The Swiss Better Gold Association reported that certified refineries are now required to provide full traceability for their minted products. This transparency is particularly important for institutional investors who must comply with Environmental, Social, and Governance (ESG) mandates. While the physical properties of the gold remain identical regardless of origin, the premium for "green gold" or ethically sourced bars has begun to appear in retail pricing.
Market Valuation and Pricing Mechanisms
The pricing of these minted bars typically carries a premium over the London spot price to account for manufacturing, security features, and distribution costs. According to price tracking from Reuters, premiums on one-ounce minted bars fluctuated between 2% and 5% during the high-demand periods of early 2026. This premium is often higher than that of larger bars but remains lower than that of legal tender gold coins, which often carry seigniorage costs from national mints.
Financial advisors at major wealth management firms suggest that the premium is a necessary cost for the added security and liquidity the product provides. For an investor holding physical metal outside of the banking system, the ability to prove authenticity quickly is a significant factor in the resale value. The spread between the buy and sell prices remains a critical metric for retail investors to monitor when managing their gold holdings.
Criticisms and Competition in the Bullion Market
Despite the popularity of the Swiss-minted bars, some critics argue that the premium for the Kinegram feature may not always be recoverable upon resale. Certain bullion dealers in Asia have noted that in times of extreme market stress, the purity of the metal is the only factor that dictates the price, regardless of the brand or security features. These dealers often buy back any 999.9 fine gold at the same rate, effectively negating the extra cost paid for the proprietary technology.
Furthermore, competition from other major refineries has intensified. PAMP Suisse, another leading Swiss refiner, utilizes its Veriscan technology, which relies on a microscopic topographical "fingerprint" of the bar that is stored in a database and verified via a smartphone app. This digital approach to security offers an alternative to the physical Kinegram, leading to a debate among collectors about which method provides better long-term protection against forgery.
Industry analysts at Metals Focus pointed out that the digital verification methods rely on the continued existence of the manufacturer's database. If a refinery were to cease operations, a physical security feature like the one found on the gold bar would remain verifiable, whereas a digital database might go offline.
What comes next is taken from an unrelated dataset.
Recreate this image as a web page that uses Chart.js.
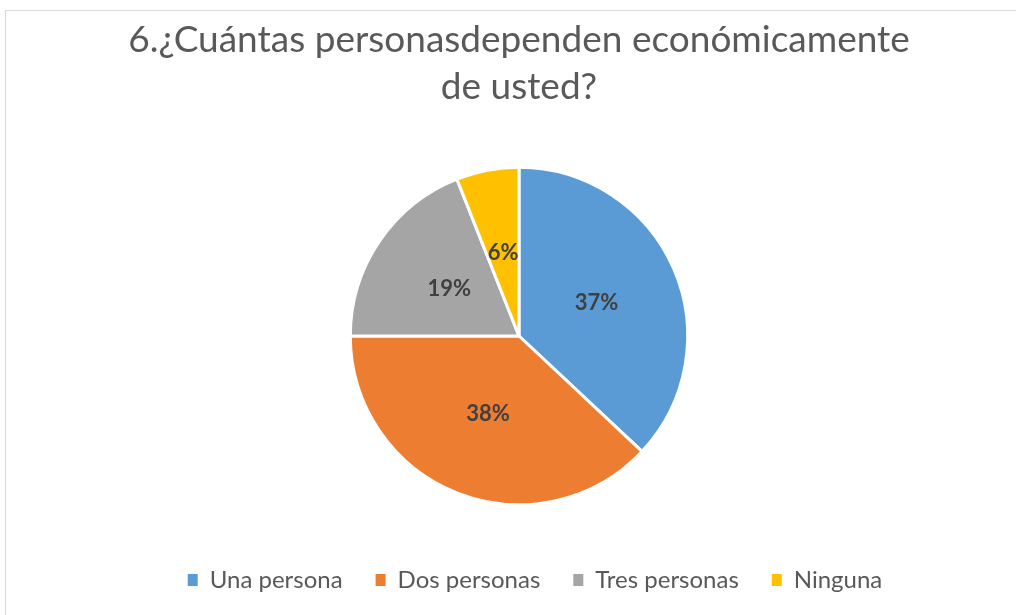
<!DOCTYPE html>
<html>
<head>
<meta charset="utf-8">
<script src="https://cdn.jsdelivr.net/npm/chart.js@4"></script>
<style>
  html, body { margin: 0; padding: 0; background: #fff; }
  .frame { position: absolute; left: 5px; top: 10px; width: 1100px; height: 700px;
           border-top: 1px solid #d9d9d9; border-left: 1px solid #d9d9d9; }
  .wrap { position: absolute; left: 0; top: 0; width: 1016px; height: 615px; }
</style>
</head>
<body>
<div class="frame"></div>
<div class="wrap"><canvas id="pieChart"></canvas></div>
<script>
// Datos del gráfico
const categories = ['Una persona', 'Dos personas', 'Tres personas', 'Ninguna'];
const percentValues = [37, 38, 19, 6];
const sliceColors = ['#5B9BD5', '#ED7D31', '#A5A5A5', '#FFC000'];

const FONT = 'Lato, "Open Sans", sans-serif';

// etiquetas de porcentaje dentro de cada sector
const pctLabels = {
  id: 'pctLabels',
  afterDatasetsDraw(chart) {
    const ctx = chart.ctx;
    const meta = chart.getDatasetMeta(0);
    meta.data.forEach((arc, i) => {
      const pos = arc.tooltipPosition();
      ctx.save();
      ctx.textAlign = 'center';
      ctx.textBaseline = 'middle';
      ctx.font = 'bold 22px ' + FONT;
      ctx.fillStyle = '#404040';
      ctx.fillText(percentValues[i] + '%', pos.x, pos.y);
      ctx.restore();
    });
  }
};

// la leyenda está un poco a la derecha del centro del gráfico
const legendShift = {
  id: 'legendShift',
  afterLayout(chart) {
    chart.legend.left += 16;
    chart.legend.right += 16;
  }
};

new Chart(document.getElementById('pieChart'), {
  type: 'pie',
  data: {
    labels: categories,
    datasets: [{
      data: percentValues,
      backgroundColor: sliceColors,
      borderColor: '#ffffff',
      borderWidth: 3
    }]
  },
  options: {
    responsive: true,
    maintainAspectRatio: false,
    animation: false,
    radius: '85.4%',
    layout: { padding: { left: 22, right: 0, top: 0, bottom: 13 } },
    plugins: {
      title: {
        display: true,
        text: ['6.¿Cuántas personasdependen económicamente', 'de usted?'],
        color: '#595959',
        font: { family: FONT, size: 37, weight: 'normal', lineHeight: 1.27 },
        padding: { top: 17, bottom: 26 }
      },
      legend: {
        position: 'bottom',
        labels: {
          color: '#595959',
          font: { family: FONT, size: 24 },
          boxWidth: 10,
          boxHeight: 12,
          padding: 33,
          // cuadros sin el borde blanco de los sectores
          generateLabels: (chart) =>
            Chart.overrides.pie.plugins.legend.labels.generateLabels(chart)
              .map(item => ({ ...item, lineWidth: 0 }))
        }
      },
      tooltip: { enabled: false }
    }
  },
  plugins: [pctLabels, legendShift]
});
</script>
</body>
</html>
This distinction is a primary reason why many conservative investors continue to prefer physical security markers over app-based verification systems.
Global Economic Impact and Trade Flows
The movement of gold from Swiss refineries to the rest of the world serves as a barometer for global economic sentiment. When the Swiss Federal Customs Administration releases monthly trade data, economists look for shifts in gold exports to China and India. High export volumes to these regions often indicate strong consumer demand and a cultural preference for physical assets over digital financial products.
In recent months, the data has shown a significant uptick in gold flow toward the United Arab Emirates, which has positioned itself as a global hub for the gold trade. The Dubai Multi Commodities Centre (DMCC) has introduced new regulations to align its standards with those of the Swiss refineries. This alignment has facilitated the trade of Swiss-branded products in the Middle Eastern markets, further increasing the global footprint of Argor-Heraeus.
Central Bank Influence on Retail Supply
While retail demand is high, central bank activity remains the most significant force in the gold market. The International Monetary Fund reported that central banks added over 1,000 tonnes of gold to their reserves in the previous year. This massive institutional buying can sometimes create a supply squeeze for the smaller bars preferred by retail investors, leading to longer delivery times and higher premiums at the consumer level.
When central banks purchase gold, they typically opt for the large 400-ounce bars. However, the total volume of their purchases reduces the amount of raw gold available for refineries to process into smaller retail products. This dynamic was evident in early 2026, when several major bullion distributors reported temporary stock shortages of Swiss-minted bars due to the high volume of gold being diverted to national reserves.
Logistics and Storage Considerations
The physical nature of the gold market introduces logistical challenges that do not exist for digital assets. Investors must decide between home storage, bank safety deposit boxes, or professional third-party vaults. Each option carries its own set of risks and costs, from insurance premiums to annual storage fees. Many investors choose professional vaulting services in jurisdictions like Singapore or Switzerland to benefit from political stability and high-security infrastructure.
Professional vaulting services often provide "allocated" storage, meaning the investor owns specific, numbered bars. This is a crucial distinction from "unallocated" storage, where the investor is a general creditor of the storage provider. For those holding the Swiss-minted bars, allocated storage ensures that they maintain ownership of the exact product with its specific serial number and security features.
Insurance companies also play a role in the logistics of physical gold. Lloyd’s of London underwriters have specified that the presence of advanced security features can sometimes influence the insurance premiums for large private collections. The ease of identification provided by the Kinegram helps in the recovery and verification of stolen assets, which is a factor that insurance adjusters consider when assessing risk.
Future Outlook for the Gold Market
The direction of the precious metals market in the coming year will likely depend on the interest rate policies of the Federal Reserve and the European Central Bank. If inflation remains persistent and real interest rates stay low, the demand for physical bullion is expected to continue its upward trajectory. Investors will be watching for any signs of economic cooling that might lead to a sell-off in risk assets and a further move into the safety of gold.
Technological advancements in refining and security will also be a key area to monitor. As the industry moves toward more integrated digital tracking, the relationship between physical bars and blockchain-based provenance records will become more defined. The ongoing challenge for refiners like Argor-Heraeus will be to maintain the traditional appeal of physical gold while adopting the transparency and efficiency required by the modern financial system.